## THE REQUEST
Will you output all of the data below exactly, omitting the images?

------ RAW DATA

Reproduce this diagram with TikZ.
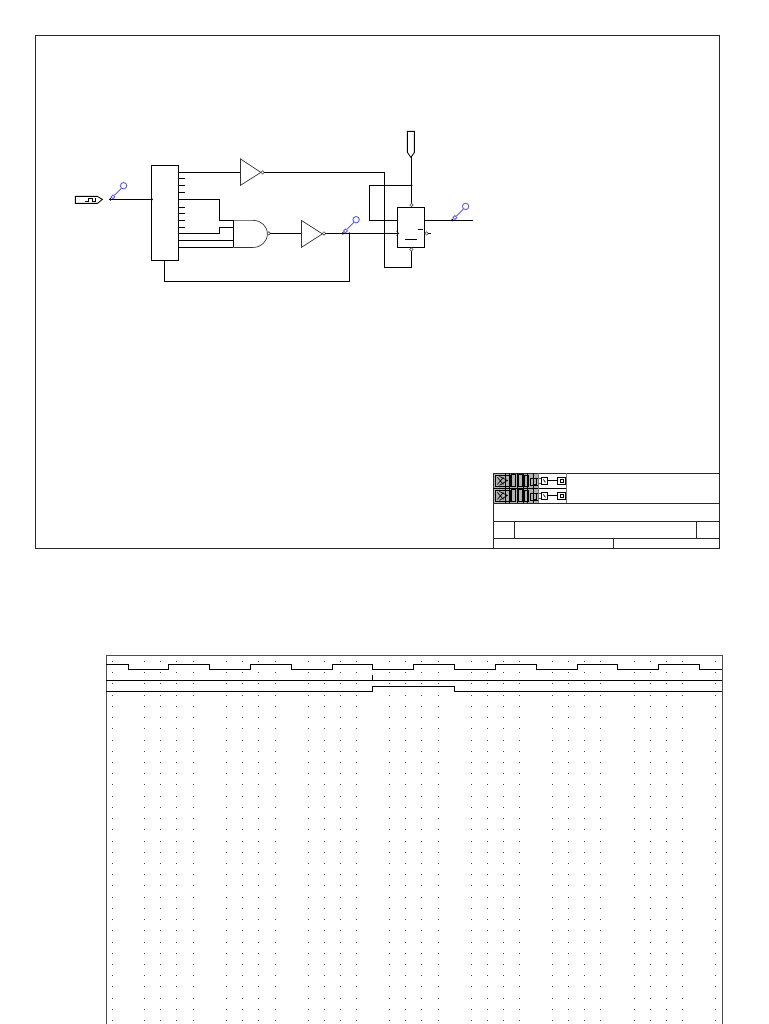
\documentclass[tikz,border=0pt]{standalone}
\definecolor{probe}{RGB}{90,90,245}
\tikzset{
 wire/.style={line width=0.85pt,black,line join=miter},
 thin gate/.style={line width=0.7pt,black!80},
 blk/.style={line width=0.85pt,black},
 bub/.style={line width=0.6pt,black!70,fill=white},
 probeline/.style={line width=0.9pt,probe},
 frame/.style={line width=0.8pt,black!85},
 lg/.style={line width=0.85pt,black}
}
\newcommand{\myprobe}[2]{%
 \draw[probeline] (#1+2.5,#2-2.5) circle (1.9);
 \draw[probeline] (#1+4,#2-4) -- (#1+11,#2-11);
 \draw[probeline] (#1+13.2,#2-13.7) circle (3.2);
 \fill (#1,#2) circle (1.4);
}
\newcommand{\mybubble}[2]{\draw[bub] (#1,#2) circle (1.7);}
\begin{document}
\begin{tikzpicture}[x=1pt,y=-1pt]
\useasboundingbox (0,0) rectangle (768,1024);
\fill[white] (0,0) rectangle (768,1024);
\begin{scope}[xshift=0.4pt,yshift=-0.4pt]
% sheet frame
\draw[frame] (35,35) rectangle (719,548);
% title block
\draw[frame] (493,548) -- (493,473) -- (719,473);
\draw[frame] (493,503) -- (719,503);
\draw[frame] (493,521) -- (719,521);
\draw[frame] (493,538) -- (719,538);
\draw[frame] (514,521) -- (514,538);
\draw[frame] (696,521) -- (696,538);
\draw[frame] (613,538) -- (613,548);
% logo
\fill[black!30] (494,474) rectangle (538,503);
\foreach \yy in {475,490}{
 \draw[lg,line width=0.8pt] (495,\yy) rectangle (510,\yy+11);
 \draw[lg,line width=0.7pt] (497,\yy+2) -- (503,\yy+9) (503,\yy+2) -- (497,\yy+9) (499,\yy+1) -- (507,\yy+5) -- (499,\yy+10);
 \draw[lg] (511,\yy-1) rectangle (515,\yy+11);
 \draw[lg] (518,\yy-1) rectangle (522,\yy+11);
 \draw[lg] (524,\yy) rectangle (528,\yy+11);
 \draw[lg] (530,\yy+3) rectangle (538,\yy+10);
 \draw[lg,line width=0.7pt] (533,\yy+3) rectangle (536,\yy+9);
 \draw[lg,line width=0.7pt,black!70] (538,\yy+3) -- (541,\yy+3) (538,\yy+8) -- (541,\yy+8);
 \draw[lg] (541,\yy+2) rectangle (547,\yy+9);
 \draw[lg,line width=0.7pt] (543,\yy+4) -- (545,\yy+7);
 \draw[lg] (547,\yy+5) -- (557,\yy+5);
 \draw[lg] (557,\yy+2) rectangle (565,\yy+9);
 \draw[lg,line width=0.7pt] (560,\yy+4) rectangle (563,\yy+7);
}
\draw[lg,line width=0.8pt] (505,473) -- (505,503) (509,473) -- (509,503) (517,473) -- (517,503) (523,473) -- (523,503) (527,473) -- (527,503) (533,473) -- (533,503);
\draw[lg,line width=0.7pt] (493,488) -- (566,488);
\draw[black!55,line width=0.7pt] (538,473) -- (538,503) (566,473) -- (566,503);
% --- schematic ---
% clock source
\draw[wire] (75,196) -- (97,196) -- (102,199) -- (97,203) -- (75,203) -- cycle;
\draw[line width=0.7pt] (85,201) -- (88,201) -- (88,198) -- (92,198) -- (92,201) -- (95,201) -- (95,198);
\coordinate (clkj) at (110,199);
\draw[wire] (clkj) -- (151,199);
\myprobe{110}{199}
% block
\draw[blk] (151,165) rectangle (178,260);
\fill (151.5,199) circle (1);
\foreach \yy in {178,185,192,207,213,220,227}{\draw[wire] (178,\yy) -- (185,\yy);}
% wires to AND
\draw[wire] (178,199) -- (219,199) -- (219,220) -- (233,220);
\draw[wire] (178,233) -- (219,233) -- (219,227) -- (233,227);
\draw[wire] (178,240) -- (233,240);
\draw[wire] (178,247) -- (233,247);
% AND gate
\draw[wire] (233,220) -- (233,247);
\draw[thin gate] (233,220) -- (253,220) arc[start angle=-90,end angle=90,x radius=14,y radius=13.5] -- (233,247);
\mybubble{268.4}{233}
\draw[wire] (270,233) -- (301,233);
% buffer 2
\draw[thin gate] (301,220) -- (301,247) -- (322,233.5) -- cycle;
\mybubble{323.6}{233}
\draw[wire] (325,233) -- (397,233);
\myprobe{342.5}{233}
\fill (349,233) circle (1.1);
\draw[wire] (349,233) -- (349,281) -- (164,281) -- (164,260);
% buffer 1
\draw[wire] (178,172) -- (240,172);
\draw[thin gate] (240,158.5) -- (240,185) -- (260.5,172) -- cycle;
\mybubble{262.2}{172}
\draw[wire] (264,172) -- (384,172) -- (384,267) -- (411,267) -- (411,250.5);
% input pin
\draw[wire] (407,131) -- (414,131) -- (414,152) -- (410.5,157) -- (407,152) -- cycle;
\draw[wire] (411,157) -- (411,202.5);
\fill (411,185) circle (1.1);
\draw[wire] (411,185) -- (369,185) -- (369,220) -- (397,220);
% flip-flop
\draw[blk] (397,207) rectangle (424,247);
\mybubble{411}{204.6}
\mybubble{411}{249}
\draw[thin gate,line width=0.6pt] (396,231) -- (398.5,233) -- (396,235);
\draw[wire] (424,220) -- (472.5,220);
\myprobe{452}{219.7}
\mybubble{426.2}{233}
\draw[wire,line width=0.7pt] (427.8,233) -- (431,233);
\draw[wire] (418,229) -- (423,229);
\draw[wire] (405,239) -- (417,239);
% --- waveform panel ---
\foreach \xx in {112,144,160,176,193,226,242,258,275,308,324,340,356,389,405,421,438,471,487,503,519,552,568,584,600,634,650,666,682,715}{
 \foreach \rr in {0,...,32}{
  \pgfmathsetmacro{\dy}{round(661+\rr*11.22)}
  \fill[black!75] (\xx,\dy) rectangle (\xx+0.2,\dy+0.2);
 }
}
\draw[frame,black!70] (106,1026) -- (106,655) -- (722,655) -- (722,1026);
\draw[wire] (106,664) -- (128,664) -- (128,669) -- (168,669) -- (168,664) -- (209,664) -- (209,669) -- (250,669) -- (250,664) -- (291,664) -- (291,669) -- (332,669) -- (332,664) -- (372,664) -- (372,669) -- (413,669) -- (413,664) -- (454,664) -- (454,669) -- (495,669) -- (495,664) -- (536,664) -- (536,669) -- (577,669) -- (577,664) -- (617,664) -- (617,669) -- (658,669) -- (658,664) -- (699,664) -- (699,669) -- (722,669);
\draw[wire] (106,680) -- (722,680);
\draw[wire] (372,675) -- (372,680);
\draw[wire] (106,691) -- (372,691) -- (372,686) -- (454,686) -- (454,691) -- (722,691);
\end{scope}
\end{tikzpicture}
\end{document}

------------

## SOLUTION FOR THIS TASK
Reproduce this diagram with TikZ.
\documentclass[tikz,border=0pt]{standalone}
\definecolor{probe}{RGB}{90,90,245}
\tikzset{
 wire/.style={line width=0.85pt,black,line join=miter},
 thin gate/.style={line width=0.7pt,black!80},
 blk/.style={line width=0.85pt,black},
 bub/.style={line width=0.6pt,black!70,fill=white},
 probeline/.style={line width=0.9pt,probe},
 frame/.style={line width=0.8pt,black!85},
 lg/.style={line width=0.85pt,black}
}
\newcommand{\myprobe}[2]{%
 \draw[probeline] (#1+2.5,#2-2.5) circle (1.9);
 \draw[probeline] (#1+4,#2-4) -- (#1+11,#2-11);
 \draw[probeline] (#1+13.2,#2-13.7) circle (3.2);
 \fill (#1,#2) circle (1.4);
}
\newcommand{\mybubble}[2]{\draw[bub] (#1,#2) circle (1.7);}
\begin{document}
\begin{tikzpicture}[x=1pt,y=-1pt]
\useasboundingbox (0,0) rectangle (768,1024);
\fill[white] (0,0) rectangle (768,1024);
\begin{scope}[xshift=0.4pt,yshift=-0.4pt]
% sheet frame
\draw[frame] (35,35) rectangle (719,548);
% title block
\draw[frame] (493,548) -- (493,473) -- (719,473);
\draw[frame] (493,503) -- (719,503);
\draw[frame] (493,521) -- (719,521);
\draw[frame] (493,538) -- (719,538);
\draw[frame] (514,521) -- (514,538);
\draw[frame] (696,521) -- (696,538);
\draw[frame] (613,538) -- (613,548);
% logo
\fill[black!30] (494,474) rectangle (538,503);
\foreach \yy in {475,490}{
 \draw[lg,line width=0.8pt] (495,\yy) rectangle (510,\yy+11);
 \draw[lg,line width=0.7pt] (497,\yy+2) -- (503,\yy+9) (503,\yy+2) -- (497,\yy+9) (499,\yy+1) -- (507,\yy+5) -- (499,\yy+10);
 \draw[lg] (511,\yy-1) rectangle (515,\yy+11);
 \draw[lg] (518,\yy-1) rectangle (522,\yy+11);
 \draw[lg] (524,\yy) rectangle (528,\yy+11);
 \draw[lg] (530,\yy+3) rectangle (538,\yy+10);
 \draw[lg,line width=0.7pt] (533,\yy+3) rectangle (536,\yy+9);
 \draw[lg,line width=0.7pt,black!70] (538,\yy+3) -- (541,\yy+3) (538,\yy+8) -- (541,\yy+8);
 \draw[lg] (541,\yy+2) rectangle (547,\yy+9);
 \draw[lg,line width=0.7pt] (543,\yy+4) -- (545,\yy+7);
 \draw[lg] (547,\yy+5) -- (557,\yy+5);
 \draw[lg] (557,\yy+2) rectangle (565,\yy+9);
 \draw[lg,line width=0.7pt] (560,\yy+4) rectangle (563,\yy+7);
}
\draw[lg,line width=0.8pt] (505,473) -- (505,503) (509,473) -- (509,503) (517,473) -- (517,503) (523,473) -- (523,503) (527,473) -- (527,503) (533,473) -- (533,503);
\draw[lg,line width=0.7pt] (493,488) -- (566,488);
\draw[black!55,line width=0.7pt] (538,473) -- (538,503) (566,473) -- (566,503);
% --- schematic ---
% clock source
\draw[wire] (75,196) -- (97,196) -- (102,199) -- (97,203) -- (75,203) -- cycle;
\draw[line width=0.7pt] (85,201) -- (88,201) -- (88,198) -- (92,198) -- (92,201) -- (95,201) -- (95,198);
\coordinate (clkj) at (110,199);
\draw[wire] (clkj) -- (151,199);
\myprobe{110}{199}
% block
\draw[blk] (151,165) rectangle (178,260);
\fill (151.5,199) circle (1);
\foreach \yy in {178,185,192,207,213,220,227}{\draw[wire] (178,\yy) -- (185,\yy);}
% wires to AND
\draw[wire] (178,199) -- (219,199) -- (219,220) -- (233,220);
\draw[wire] (178,233) -- (219,233) -- (219,227) -- (233,227);
\draw[wire] (178,240) -- (233,240);
\draw[wire] (178,247) -- (233,247);
% AND gate
\draw[wire] (233,220) -- (233,247);
\draw[thin gate] (233,220) -- (253,220) arc[start angle=-90,end angle=90,x radius=14,y radius=13.5] -- (233,247);
\mybubble{268.4}{233}
\draw[wire] (270,233) -- (301,233);
% buffer 2
\draw[thin gate] (301,220) -- (301,247) -- (322,233.5) -- cycle;
\mybubble{323.6}{233}
\draw[wire] (325,233) -- (397,233);
\myprobe{342.5}{233}
\fill (349,233) circle (1.1);
\draw[wire] (349,233) -- (349,281) -- (164,281) -- (164,260);
% buffer 1
\draw[wire] (178,172) -- (240,172);
\draw[thin gate] (240,158.5) -- (240,185) -- (260.5,172) -- cycle;
\mybubble{262.2}{172}
\draw[wire] (264,172) -- (384,172) -- (384,267) -- (411,267) -- (411,250.5);
% input pin
\draw[wire] (407,131) -- (414,131) -- (414,152) -- (410.5,157) -- (407,152) -- cycle;
\draw[wire] (411,157) -- (411,202.5);
\fill (411,185) circle (1.1);
\draw[wire] (411,185) -- (369,185) -- (369,220) -- (397,220);
% flip-flop
\draw[blk] (397,207) rectangle (424,247);
\mybubble{411}{204.6}
\mybubble{411}{249}
\draw[thin gate,line width=0.6pt] (396,231) -- (398.5,233) -- (396,235);
\draw[wire] (424,220) -- (472.5,220);
\myprobe{452}{219.7}
\mybubble{426.2}{233}
\draw[wire,line width=0.7pt] (427.8,233) -- (431,233);
\draw[wire] (418,229) -- (423,229);
\draw[wire] (405,239) -- (417,239);
% --- waveform panel ---
\foreach \xx in {112,144,160,176,193,226,242,258,275,308,324,340,356,389,405,421,438,471,487,503,519,552,568,584,600,634,650,666,682,715}{
 \foreach \rr in {0,...,32}{
  \pgfmathsetmacro{\dy}{round(661+\rr*11.22)}
  \fill[black!75] (\xx,\dy) rectangle (\xx+0.2,\dy+0.2);
 }
}
\draw[frame,black!70] (106,1026) -- (106,655) -- (722,655) -- (722,1026);
\draw[wire] (106,664) -- (128,664) -- (128,669) -- (168,669) -- (168,664) -- (209,664) -- (209,669) -- (250,669) -- (250,664) -- (291,664) -- (291,669) -- (332,669) -- (332,664) -- (372,664) -- (372,669) -- (413,669) -- (413,664) -- (454,664) -- (454,669) -- (495,669) -- (495,664) -- (536,664) -- (536,669) -- (577,669) -- (577,664) -- (617,664) -- (617,669) -- (658,669) -- (658,664) -- (699,664) -- (699,669) -- (722,669);
\draw[wire] (106,680) -- (722,680);
\draw[wire] (372,675) -- (372,680);
\draw[wire] (106,691) -- (372,691) -- (372,686) -- (454,686) -- (454,691) -- (722,691);
\end{scope}
\end{tikzpicture}
\end{document}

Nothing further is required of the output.